Raw data ->
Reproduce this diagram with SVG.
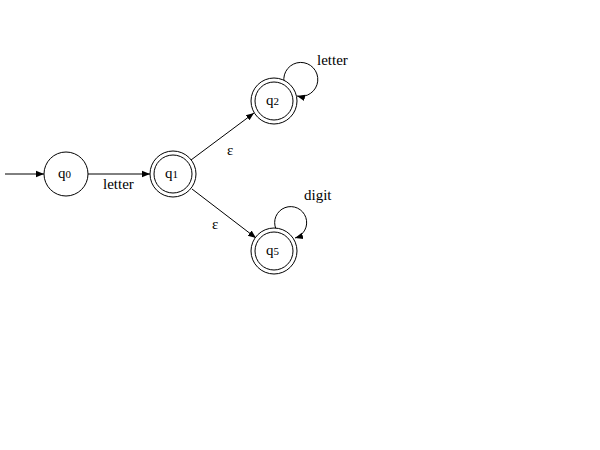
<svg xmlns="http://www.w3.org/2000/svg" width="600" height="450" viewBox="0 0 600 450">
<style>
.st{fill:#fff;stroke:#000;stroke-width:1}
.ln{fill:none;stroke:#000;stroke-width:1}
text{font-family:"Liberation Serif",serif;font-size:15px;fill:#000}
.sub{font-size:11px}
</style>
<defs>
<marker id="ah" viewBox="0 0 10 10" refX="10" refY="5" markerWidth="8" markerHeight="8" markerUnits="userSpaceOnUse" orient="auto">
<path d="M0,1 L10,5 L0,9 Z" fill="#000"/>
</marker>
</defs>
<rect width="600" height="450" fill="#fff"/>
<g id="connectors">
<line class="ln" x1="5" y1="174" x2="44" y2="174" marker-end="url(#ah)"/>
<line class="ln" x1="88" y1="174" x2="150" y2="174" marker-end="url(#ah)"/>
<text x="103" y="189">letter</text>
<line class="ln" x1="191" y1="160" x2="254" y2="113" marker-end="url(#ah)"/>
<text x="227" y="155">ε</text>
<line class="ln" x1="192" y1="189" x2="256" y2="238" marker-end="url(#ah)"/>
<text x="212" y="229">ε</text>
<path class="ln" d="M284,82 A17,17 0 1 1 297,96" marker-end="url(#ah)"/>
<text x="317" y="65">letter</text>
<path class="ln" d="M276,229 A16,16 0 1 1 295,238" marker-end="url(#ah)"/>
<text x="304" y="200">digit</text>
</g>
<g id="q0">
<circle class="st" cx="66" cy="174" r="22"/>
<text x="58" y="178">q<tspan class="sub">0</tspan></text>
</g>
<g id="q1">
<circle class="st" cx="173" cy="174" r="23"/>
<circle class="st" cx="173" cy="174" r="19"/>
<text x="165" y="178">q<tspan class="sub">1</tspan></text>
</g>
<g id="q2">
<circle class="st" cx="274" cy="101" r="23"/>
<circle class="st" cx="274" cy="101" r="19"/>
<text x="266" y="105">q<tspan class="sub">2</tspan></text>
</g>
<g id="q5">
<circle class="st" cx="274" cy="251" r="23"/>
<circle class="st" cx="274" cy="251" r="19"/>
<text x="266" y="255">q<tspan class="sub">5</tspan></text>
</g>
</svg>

What to do -> Leave the pictures out and output the rest of the listing exactly.

Result of this exercise ->
Reproduce this diagram with SVG.
<svg xmlns="http://www.w3.org/2000/svg" width="600" height="450" viewBox="0 0 600 450">
<style>
.st{fill:#fff;stroke:#000;stroke-width:1}
.ln{fill:none;stroke:#000;stroke-width:1}
text{font-family:"Liberation Serif",serif;font-size:15px;fill:#000}
.sub{font-size:11px}
</style>
<defs>
<marker id="ah" viewBox="0 0 10 10" refX="10" refY="5" markerWidth="8" markerHeight="8" markerUnits="userSpaceOnUse" orient="auto">
<path d="M0,1 L10,5 L0,9 Z" fill="#000"/>
</marker>
</defs>
<rect width="600" height="450" fill="#fff"/>
<g id="connectors">
<line class="ln" x1="5" y1="174" x2="44" y2="174" marker-end="url(#ah)"/>
<line class="ln" x1="88" y1="174" x2="150" y2="174" marker-end="url(#ah)"/>
<text x="103" y="189">letter</text>
<line class="ln" x1="191" y1="160" x2="254" y2="113" marker-end="url(#ah)"/>
<text x="227" y="155">ε</text>
<line class="ln" x1="192" y1="189" x2="256" y2="238" marker-end="url(#ah)"/>
<text x="212" y="229">ε</text>
<path class="ln" d="M284,82 A17,17 0 1 1 297,96" marker-end="url(#ah)"/>
<text x="317" y="65">letter</text>
<path class="ln" d="M276,229 A16,16 0 1 1 295,238" marker-end="url(#ah)"/>
<text x="304" y="200">digit</text>
</g>
<g id="q0">
<circle class="st" cx="66" cy="174" r="22"/>
<text x="58" y="178">q<tspan class="sub">0</tspan></text>
</g>
<g id="q1">
<circle class="st" cx="173" cy="174" r="23"/>
<circle class="st" cx="173" cy="174" r="19"/>
<text x="165" y="178">q<tspan class="sub">1</tspan></text>
</g>
<g id="q2">
<circle class="st" cx="274" cy="101" r="23"/>
<circle class="st" cx="274" cy="101" r="19"/>
<text x="266" y="105">q<tspan class="sub">2</tspan></text>
</g>
<g id="q5">
<circle class="st" cx="274" cy="251" r="23"/>
<circle class="st" cx="274" cy="251" r="19"/>
<text x="266" y="255">q<tspan class="sub">5</tspan></text>
</g>
</svg>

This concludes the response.